* Required task
Search the records for the word "image" and report each line that has it.
-- start Input records --
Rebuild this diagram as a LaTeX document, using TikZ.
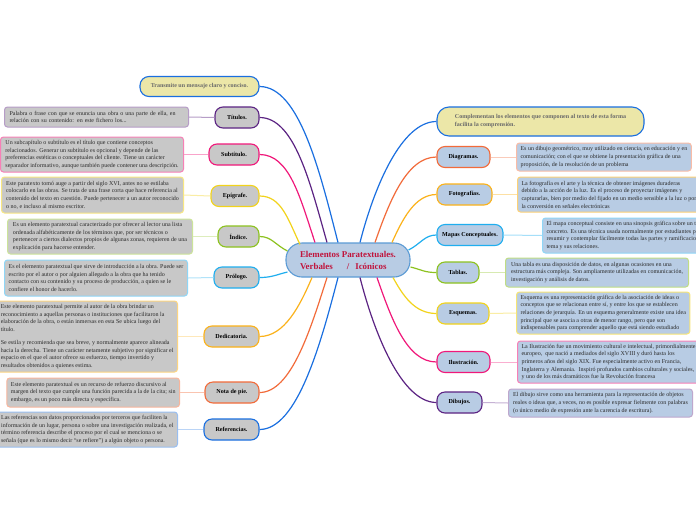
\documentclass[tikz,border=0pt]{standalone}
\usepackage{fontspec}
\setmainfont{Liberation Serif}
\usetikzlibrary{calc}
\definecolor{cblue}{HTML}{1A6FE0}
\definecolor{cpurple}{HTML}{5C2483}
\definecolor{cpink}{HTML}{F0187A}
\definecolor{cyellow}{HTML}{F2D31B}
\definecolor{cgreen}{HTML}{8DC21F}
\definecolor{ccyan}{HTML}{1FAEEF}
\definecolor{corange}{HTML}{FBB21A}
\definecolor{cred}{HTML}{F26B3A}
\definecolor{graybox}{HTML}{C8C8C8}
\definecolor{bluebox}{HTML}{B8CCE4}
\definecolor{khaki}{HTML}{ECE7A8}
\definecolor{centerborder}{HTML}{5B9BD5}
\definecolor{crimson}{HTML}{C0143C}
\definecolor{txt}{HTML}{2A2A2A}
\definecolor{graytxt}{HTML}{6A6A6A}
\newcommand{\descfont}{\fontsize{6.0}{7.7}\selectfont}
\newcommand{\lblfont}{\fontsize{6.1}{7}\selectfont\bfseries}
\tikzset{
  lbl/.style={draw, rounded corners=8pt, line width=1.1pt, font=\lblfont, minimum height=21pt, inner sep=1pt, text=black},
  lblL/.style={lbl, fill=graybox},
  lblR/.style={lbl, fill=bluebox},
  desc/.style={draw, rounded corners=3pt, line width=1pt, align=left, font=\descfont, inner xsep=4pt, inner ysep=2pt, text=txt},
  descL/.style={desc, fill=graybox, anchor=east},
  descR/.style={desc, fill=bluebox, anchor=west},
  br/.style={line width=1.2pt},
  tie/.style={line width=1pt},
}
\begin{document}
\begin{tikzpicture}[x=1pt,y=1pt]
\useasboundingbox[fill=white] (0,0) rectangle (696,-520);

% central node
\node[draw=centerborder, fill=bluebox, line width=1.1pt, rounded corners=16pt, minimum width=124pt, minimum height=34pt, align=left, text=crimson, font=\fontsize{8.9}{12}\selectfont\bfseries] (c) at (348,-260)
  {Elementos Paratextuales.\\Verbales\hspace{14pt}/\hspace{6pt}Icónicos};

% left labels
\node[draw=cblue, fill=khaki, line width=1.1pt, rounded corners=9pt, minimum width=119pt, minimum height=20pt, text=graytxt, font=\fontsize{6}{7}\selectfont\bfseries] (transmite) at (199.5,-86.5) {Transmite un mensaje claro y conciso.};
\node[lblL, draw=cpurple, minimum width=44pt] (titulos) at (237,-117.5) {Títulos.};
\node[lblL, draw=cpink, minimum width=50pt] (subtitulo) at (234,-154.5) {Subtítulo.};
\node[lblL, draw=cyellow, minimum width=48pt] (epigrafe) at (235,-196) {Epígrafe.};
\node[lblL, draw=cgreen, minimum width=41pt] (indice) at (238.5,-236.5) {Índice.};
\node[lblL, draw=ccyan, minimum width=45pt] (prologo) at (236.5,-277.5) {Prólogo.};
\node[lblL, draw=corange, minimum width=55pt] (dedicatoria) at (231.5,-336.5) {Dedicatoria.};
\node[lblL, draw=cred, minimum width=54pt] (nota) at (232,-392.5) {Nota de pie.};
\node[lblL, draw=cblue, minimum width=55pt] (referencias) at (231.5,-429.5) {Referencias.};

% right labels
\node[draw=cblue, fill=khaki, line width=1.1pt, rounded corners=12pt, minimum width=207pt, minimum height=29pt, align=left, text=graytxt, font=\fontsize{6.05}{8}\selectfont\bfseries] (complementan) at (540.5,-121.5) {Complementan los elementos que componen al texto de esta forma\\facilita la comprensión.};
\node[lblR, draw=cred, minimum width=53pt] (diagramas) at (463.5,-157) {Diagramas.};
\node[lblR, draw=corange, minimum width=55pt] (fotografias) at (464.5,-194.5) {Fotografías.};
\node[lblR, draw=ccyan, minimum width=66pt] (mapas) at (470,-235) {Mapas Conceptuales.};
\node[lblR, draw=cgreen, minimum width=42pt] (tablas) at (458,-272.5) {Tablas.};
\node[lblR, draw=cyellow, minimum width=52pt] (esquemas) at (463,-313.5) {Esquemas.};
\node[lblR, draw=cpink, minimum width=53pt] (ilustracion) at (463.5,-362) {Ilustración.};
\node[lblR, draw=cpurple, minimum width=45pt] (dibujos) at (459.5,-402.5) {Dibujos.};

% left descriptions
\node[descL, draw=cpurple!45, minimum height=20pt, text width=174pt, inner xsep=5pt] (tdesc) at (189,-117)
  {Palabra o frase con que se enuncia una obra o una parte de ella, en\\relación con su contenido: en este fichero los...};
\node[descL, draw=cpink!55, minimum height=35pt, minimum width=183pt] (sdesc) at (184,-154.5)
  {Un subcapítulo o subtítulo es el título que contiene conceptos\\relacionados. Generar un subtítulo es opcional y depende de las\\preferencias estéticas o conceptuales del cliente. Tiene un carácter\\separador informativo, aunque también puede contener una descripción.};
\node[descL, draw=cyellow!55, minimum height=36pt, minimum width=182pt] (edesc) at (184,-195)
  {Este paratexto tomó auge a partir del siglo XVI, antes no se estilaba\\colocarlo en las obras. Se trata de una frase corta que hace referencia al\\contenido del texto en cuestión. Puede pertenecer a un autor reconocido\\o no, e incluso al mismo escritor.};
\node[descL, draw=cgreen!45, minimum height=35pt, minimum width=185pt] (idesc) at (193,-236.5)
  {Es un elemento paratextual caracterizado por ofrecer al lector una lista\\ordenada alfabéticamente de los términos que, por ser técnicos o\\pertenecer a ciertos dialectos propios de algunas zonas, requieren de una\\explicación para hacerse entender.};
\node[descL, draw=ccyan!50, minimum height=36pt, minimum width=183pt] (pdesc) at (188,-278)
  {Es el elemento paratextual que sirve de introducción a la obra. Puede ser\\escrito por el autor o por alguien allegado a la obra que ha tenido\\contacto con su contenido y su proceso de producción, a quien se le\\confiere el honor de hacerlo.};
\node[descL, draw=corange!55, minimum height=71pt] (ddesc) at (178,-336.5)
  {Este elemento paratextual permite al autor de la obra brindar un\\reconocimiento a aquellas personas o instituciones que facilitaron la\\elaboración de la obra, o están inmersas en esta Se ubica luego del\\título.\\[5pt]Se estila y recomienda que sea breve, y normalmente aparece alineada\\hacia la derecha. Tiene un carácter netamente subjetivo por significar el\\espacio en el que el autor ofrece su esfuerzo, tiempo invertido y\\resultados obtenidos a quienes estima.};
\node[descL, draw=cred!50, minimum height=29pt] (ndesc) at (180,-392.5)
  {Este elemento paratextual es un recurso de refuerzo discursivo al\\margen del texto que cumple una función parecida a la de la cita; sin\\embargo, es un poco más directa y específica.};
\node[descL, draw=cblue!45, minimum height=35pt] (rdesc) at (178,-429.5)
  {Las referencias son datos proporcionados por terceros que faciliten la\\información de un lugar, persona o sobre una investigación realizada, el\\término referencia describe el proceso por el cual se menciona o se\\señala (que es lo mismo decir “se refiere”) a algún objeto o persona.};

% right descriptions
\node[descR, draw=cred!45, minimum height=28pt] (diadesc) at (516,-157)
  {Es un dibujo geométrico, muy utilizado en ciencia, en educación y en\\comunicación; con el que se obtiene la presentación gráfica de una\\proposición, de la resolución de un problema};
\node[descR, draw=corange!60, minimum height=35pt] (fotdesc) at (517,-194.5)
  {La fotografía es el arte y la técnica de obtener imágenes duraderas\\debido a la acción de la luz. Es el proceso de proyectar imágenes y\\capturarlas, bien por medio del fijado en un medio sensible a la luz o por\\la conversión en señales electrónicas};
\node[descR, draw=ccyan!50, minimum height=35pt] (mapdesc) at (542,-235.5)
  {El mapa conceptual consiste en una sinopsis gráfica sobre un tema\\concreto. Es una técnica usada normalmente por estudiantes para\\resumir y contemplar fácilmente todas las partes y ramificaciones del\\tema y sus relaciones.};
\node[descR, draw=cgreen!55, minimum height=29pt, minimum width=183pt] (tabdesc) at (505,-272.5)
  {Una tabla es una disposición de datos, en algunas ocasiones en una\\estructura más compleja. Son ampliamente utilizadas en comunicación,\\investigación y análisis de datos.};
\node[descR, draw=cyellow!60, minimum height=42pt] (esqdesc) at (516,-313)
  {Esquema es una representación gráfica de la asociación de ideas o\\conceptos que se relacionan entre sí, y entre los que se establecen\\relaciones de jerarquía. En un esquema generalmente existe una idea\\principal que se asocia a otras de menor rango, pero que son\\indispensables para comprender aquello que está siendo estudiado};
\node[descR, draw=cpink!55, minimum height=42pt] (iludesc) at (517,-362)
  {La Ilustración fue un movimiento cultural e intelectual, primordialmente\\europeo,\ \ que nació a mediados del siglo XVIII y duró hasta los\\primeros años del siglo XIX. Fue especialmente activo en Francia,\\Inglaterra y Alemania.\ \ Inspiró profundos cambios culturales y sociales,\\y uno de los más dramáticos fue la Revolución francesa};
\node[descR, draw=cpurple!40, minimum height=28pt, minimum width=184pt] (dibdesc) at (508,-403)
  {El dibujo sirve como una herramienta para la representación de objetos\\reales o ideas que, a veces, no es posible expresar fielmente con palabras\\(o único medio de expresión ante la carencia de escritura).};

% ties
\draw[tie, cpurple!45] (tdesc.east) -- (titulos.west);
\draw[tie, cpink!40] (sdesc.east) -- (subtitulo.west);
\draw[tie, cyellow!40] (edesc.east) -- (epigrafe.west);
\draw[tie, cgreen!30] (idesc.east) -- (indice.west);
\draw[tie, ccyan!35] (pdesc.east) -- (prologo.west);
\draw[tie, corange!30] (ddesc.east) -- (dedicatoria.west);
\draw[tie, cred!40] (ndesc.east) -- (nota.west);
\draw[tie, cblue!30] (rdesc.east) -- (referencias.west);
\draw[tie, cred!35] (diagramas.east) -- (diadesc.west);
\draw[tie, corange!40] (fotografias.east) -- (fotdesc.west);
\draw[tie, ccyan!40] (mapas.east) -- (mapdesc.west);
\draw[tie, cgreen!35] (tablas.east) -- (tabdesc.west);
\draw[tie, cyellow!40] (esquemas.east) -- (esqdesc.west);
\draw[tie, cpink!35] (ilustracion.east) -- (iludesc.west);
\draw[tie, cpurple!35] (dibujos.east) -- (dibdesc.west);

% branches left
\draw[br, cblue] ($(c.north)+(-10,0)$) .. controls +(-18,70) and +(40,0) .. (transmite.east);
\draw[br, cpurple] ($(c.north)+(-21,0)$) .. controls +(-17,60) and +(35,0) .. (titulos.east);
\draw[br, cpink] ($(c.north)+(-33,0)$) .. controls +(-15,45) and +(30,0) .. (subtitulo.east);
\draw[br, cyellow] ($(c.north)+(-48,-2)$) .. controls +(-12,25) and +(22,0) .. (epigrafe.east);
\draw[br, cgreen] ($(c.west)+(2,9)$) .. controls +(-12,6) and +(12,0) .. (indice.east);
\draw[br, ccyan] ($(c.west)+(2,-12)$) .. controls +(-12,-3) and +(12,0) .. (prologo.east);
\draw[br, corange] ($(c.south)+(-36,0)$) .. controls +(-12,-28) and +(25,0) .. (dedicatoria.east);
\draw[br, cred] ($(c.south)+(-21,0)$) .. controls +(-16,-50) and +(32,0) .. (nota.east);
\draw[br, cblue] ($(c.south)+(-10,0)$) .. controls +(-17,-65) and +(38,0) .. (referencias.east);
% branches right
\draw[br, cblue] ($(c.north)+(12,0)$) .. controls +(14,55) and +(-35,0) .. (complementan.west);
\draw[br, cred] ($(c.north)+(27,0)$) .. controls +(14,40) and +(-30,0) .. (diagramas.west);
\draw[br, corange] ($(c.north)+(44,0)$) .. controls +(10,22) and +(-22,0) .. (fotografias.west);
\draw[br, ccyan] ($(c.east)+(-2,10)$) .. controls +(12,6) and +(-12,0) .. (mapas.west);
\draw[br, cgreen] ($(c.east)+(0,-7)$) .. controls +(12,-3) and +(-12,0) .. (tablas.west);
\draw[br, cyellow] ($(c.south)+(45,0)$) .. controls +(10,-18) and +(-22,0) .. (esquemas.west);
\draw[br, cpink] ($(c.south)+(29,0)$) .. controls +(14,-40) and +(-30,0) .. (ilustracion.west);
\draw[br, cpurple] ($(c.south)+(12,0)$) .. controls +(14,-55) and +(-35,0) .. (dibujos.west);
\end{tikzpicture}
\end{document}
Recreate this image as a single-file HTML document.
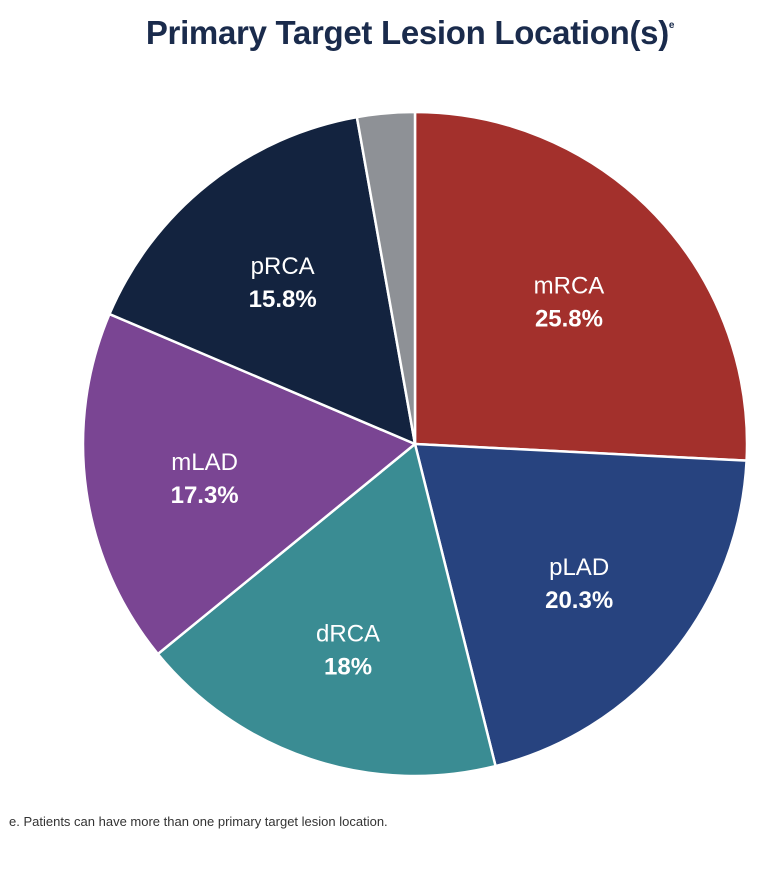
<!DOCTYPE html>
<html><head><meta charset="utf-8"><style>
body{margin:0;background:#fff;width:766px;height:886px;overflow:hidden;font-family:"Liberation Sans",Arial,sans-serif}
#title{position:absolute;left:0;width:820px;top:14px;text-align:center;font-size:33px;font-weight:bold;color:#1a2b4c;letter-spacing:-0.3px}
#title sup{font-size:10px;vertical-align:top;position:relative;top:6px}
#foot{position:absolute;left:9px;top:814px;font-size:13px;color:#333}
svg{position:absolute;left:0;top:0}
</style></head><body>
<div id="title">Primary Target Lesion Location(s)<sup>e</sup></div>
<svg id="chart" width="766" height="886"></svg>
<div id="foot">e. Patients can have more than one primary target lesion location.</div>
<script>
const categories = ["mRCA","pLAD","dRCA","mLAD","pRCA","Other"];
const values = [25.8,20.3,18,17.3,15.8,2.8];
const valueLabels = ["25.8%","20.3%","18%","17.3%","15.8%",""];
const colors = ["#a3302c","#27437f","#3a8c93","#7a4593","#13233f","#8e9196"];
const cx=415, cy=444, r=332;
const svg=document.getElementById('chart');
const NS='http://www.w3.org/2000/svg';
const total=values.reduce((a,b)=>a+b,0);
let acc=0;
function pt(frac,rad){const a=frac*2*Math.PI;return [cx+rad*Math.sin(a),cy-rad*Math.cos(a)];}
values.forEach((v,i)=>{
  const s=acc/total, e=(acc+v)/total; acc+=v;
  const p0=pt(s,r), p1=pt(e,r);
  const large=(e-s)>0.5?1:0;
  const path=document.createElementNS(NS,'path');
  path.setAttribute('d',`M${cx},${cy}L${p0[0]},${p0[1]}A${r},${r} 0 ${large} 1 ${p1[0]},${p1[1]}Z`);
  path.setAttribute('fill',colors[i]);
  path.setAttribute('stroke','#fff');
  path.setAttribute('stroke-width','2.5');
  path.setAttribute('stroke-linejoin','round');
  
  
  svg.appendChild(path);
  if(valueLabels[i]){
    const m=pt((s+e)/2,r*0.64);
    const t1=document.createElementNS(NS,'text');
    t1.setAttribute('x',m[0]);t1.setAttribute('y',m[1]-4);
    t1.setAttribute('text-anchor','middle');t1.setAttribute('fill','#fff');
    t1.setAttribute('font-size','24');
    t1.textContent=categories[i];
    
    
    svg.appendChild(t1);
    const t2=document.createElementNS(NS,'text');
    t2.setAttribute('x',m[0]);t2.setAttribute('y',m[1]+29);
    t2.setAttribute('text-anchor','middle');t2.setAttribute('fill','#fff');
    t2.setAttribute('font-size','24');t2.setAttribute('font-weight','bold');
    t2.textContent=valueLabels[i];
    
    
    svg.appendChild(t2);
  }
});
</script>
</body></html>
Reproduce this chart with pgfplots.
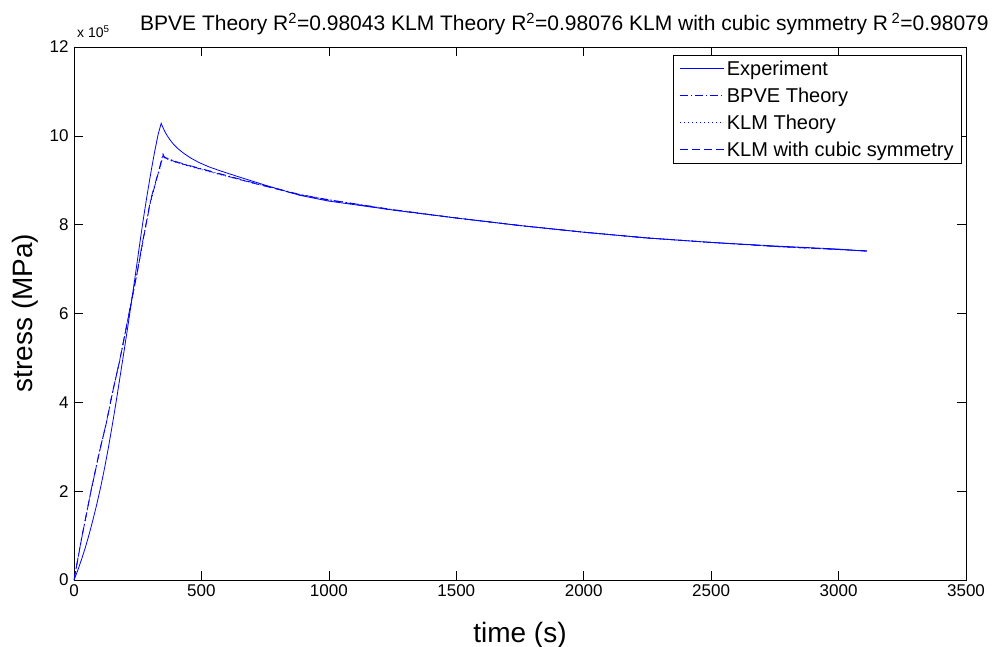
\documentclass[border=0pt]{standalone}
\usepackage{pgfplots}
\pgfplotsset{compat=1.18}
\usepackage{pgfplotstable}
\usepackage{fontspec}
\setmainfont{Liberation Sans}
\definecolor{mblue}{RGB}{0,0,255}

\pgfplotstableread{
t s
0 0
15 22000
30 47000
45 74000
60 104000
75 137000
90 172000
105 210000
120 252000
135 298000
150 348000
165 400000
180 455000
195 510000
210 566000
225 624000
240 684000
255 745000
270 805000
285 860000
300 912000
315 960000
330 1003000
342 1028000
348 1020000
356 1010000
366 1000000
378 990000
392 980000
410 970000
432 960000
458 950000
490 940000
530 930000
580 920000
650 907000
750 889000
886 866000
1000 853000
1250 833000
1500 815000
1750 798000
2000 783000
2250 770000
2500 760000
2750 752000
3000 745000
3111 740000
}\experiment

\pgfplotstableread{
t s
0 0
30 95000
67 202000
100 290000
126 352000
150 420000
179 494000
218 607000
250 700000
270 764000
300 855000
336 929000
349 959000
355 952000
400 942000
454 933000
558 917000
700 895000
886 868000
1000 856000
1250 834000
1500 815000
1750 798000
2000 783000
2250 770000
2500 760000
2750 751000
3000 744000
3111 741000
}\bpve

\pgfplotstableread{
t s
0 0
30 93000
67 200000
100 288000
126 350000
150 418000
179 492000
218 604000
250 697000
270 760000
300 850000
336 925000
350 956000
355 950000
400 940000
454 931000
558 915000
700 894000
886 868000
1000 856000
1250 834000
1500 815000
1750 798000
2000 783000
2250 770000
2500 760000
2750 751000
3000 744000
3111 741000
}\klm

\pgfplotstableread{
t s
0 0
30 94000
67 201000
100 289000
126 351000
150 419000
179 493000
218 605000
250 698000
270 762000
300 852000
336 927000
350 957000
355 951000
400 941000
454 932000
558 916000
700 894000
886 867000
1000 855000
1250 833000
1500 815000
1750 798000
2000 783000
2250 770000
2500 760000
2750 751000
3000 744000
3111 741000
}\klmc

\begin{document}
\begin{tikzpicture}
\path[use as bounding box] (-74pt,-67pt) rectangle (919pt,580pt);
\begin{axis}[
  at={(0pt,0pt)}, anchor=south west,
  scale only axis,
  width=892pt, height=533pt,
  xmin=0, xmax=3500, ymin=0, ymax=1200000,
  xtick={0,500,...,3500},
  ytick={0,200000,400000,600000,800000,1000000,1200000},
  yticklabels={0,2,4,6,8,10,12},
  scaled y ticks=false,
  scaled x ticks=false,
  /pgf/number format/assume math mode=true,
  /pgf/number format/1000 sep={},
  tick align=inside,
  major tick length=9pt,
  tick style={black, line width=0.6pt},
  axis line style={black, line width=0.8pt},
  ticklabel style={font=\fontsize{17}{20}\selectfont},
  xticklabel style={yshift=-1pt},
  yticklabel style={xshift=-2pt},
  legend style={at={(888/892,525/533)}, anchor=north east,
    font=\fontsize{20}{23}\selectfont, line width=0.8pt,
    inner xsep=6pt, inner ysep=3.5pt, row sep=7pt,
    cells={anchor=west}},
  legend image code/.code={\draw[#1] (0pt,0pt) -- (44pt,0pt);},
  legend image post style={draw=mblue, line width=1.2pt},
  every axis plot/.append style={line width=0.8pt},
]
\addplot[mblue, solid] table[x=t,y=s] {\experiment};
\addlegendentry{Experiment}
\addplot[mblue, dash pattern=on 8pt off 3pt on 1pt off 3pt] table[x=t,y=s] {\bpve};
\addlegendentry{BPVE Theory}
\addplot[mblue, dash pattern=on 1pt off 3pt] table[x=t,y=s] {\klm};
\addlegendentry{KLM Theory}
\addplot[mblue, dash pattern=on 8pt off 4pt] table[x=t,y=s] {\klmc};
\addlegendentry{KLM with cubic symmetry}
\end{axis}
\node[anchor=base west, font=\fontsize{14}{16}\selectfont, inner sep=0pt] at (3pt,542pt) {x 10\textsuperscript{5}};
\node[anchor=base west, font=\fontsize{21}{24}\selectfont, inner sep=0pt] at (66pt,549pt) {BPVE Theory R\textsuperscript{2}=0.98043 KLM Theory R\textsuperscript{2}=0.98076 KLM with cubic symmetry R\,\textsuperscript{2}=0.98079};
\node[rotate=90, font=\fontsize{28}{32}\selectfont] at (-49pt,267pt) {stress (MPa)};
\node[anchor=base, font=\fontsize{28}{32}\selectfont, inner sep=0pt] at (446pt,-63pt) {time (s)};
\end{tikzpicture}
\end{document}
-- end Input records --
* Response to this task
Recreate this image as a single-file HTML document.
  legend image code/.code={\draw[#1] (0pt,0pt) -- (44pt,0pt);},
  legend image post style={draw=mblue, line width=1.2pt},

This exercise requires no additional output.